Tesla made the news recently as one of their semi-autonomous vehicles was involved in the first recorded fatality involving such driverless technology.
While most car companies are predicting fully autonomous vehicles within the next decade, the intervening years are likely to see an increasing amount of driving taken care of by our cars themselves.
It’s in this fascinating sphere that a new paper was published recently. It explores a novel approach to this challenge of transferring control between the human driver and their autonomous vehicle.
Their work, which has thus far been tested in a driving simulator, aims to help with the advancement of semi-autonomous systems that rely on the transfer of control between humans and machines.
“Self-driving cars are coming,” the authors explain, “but the world is fairly chaotic and not many autonomous systems can cope with that yet. My sense is that we’re pretty far from having fully autonomous systems in cars.”
Modeling the Real World
They suggest that existing algorithms struggle to really model the chaos of the real world. Even in relatively stable environments, such as rail travel, automated systems still tend to require human assistance to deal with unexpected incidents like a branch on the track.
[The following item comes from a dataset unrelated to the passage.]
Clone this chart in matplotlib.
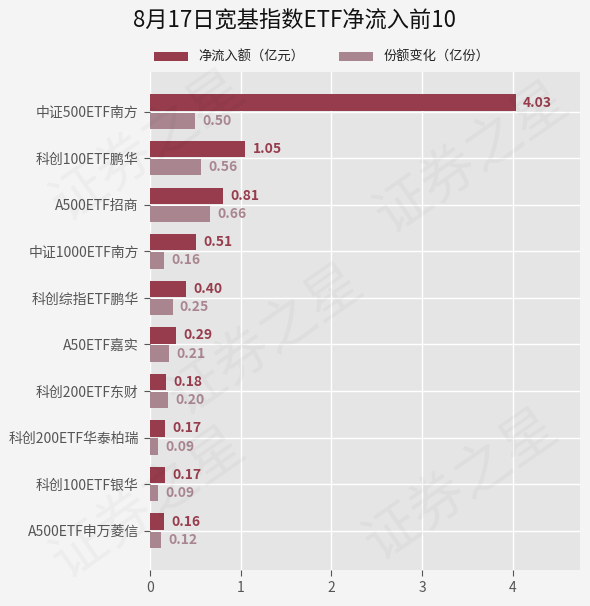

Being able to transfer control between man and machine is therefore likely to be hugely important, and it’s a task that existing systems struggle with.
“Paradoxically,” the authors explain, “as we introduce more autonomy, people become less engaged with the operation of the system and it becomes harder for them to take over control.”
The paper sees a theoretical framework developed that allows semi-autonomous vehicles to utilize a step-wise approach that takes advantage of two levels of reasoning:
- A high level of route planning, which has a built-in acceptance that control may need to be transferred occasionally.
- A high-fidelity model that manages the actual transfer itself, complete with notifications of what the human needs to do, whilst checking if those actions are undertaken
Should the human not do what is expected, the system is capable of stepping in, to stop the car for instance.
When the model has been tested, it performed well in a number of environments, with the authors claiming that it rendered the vehicle as never being under the control of an entity that wasn’t expecting it, nor was prepared to handle the situation they found themselves in.
The next step is to scale up testing in simulators before hopefully transferring it into real-life vehicles for further testing. This is likely to be a crucial step in the development of driverless vehicles, and it will be fascinating to watch its progress.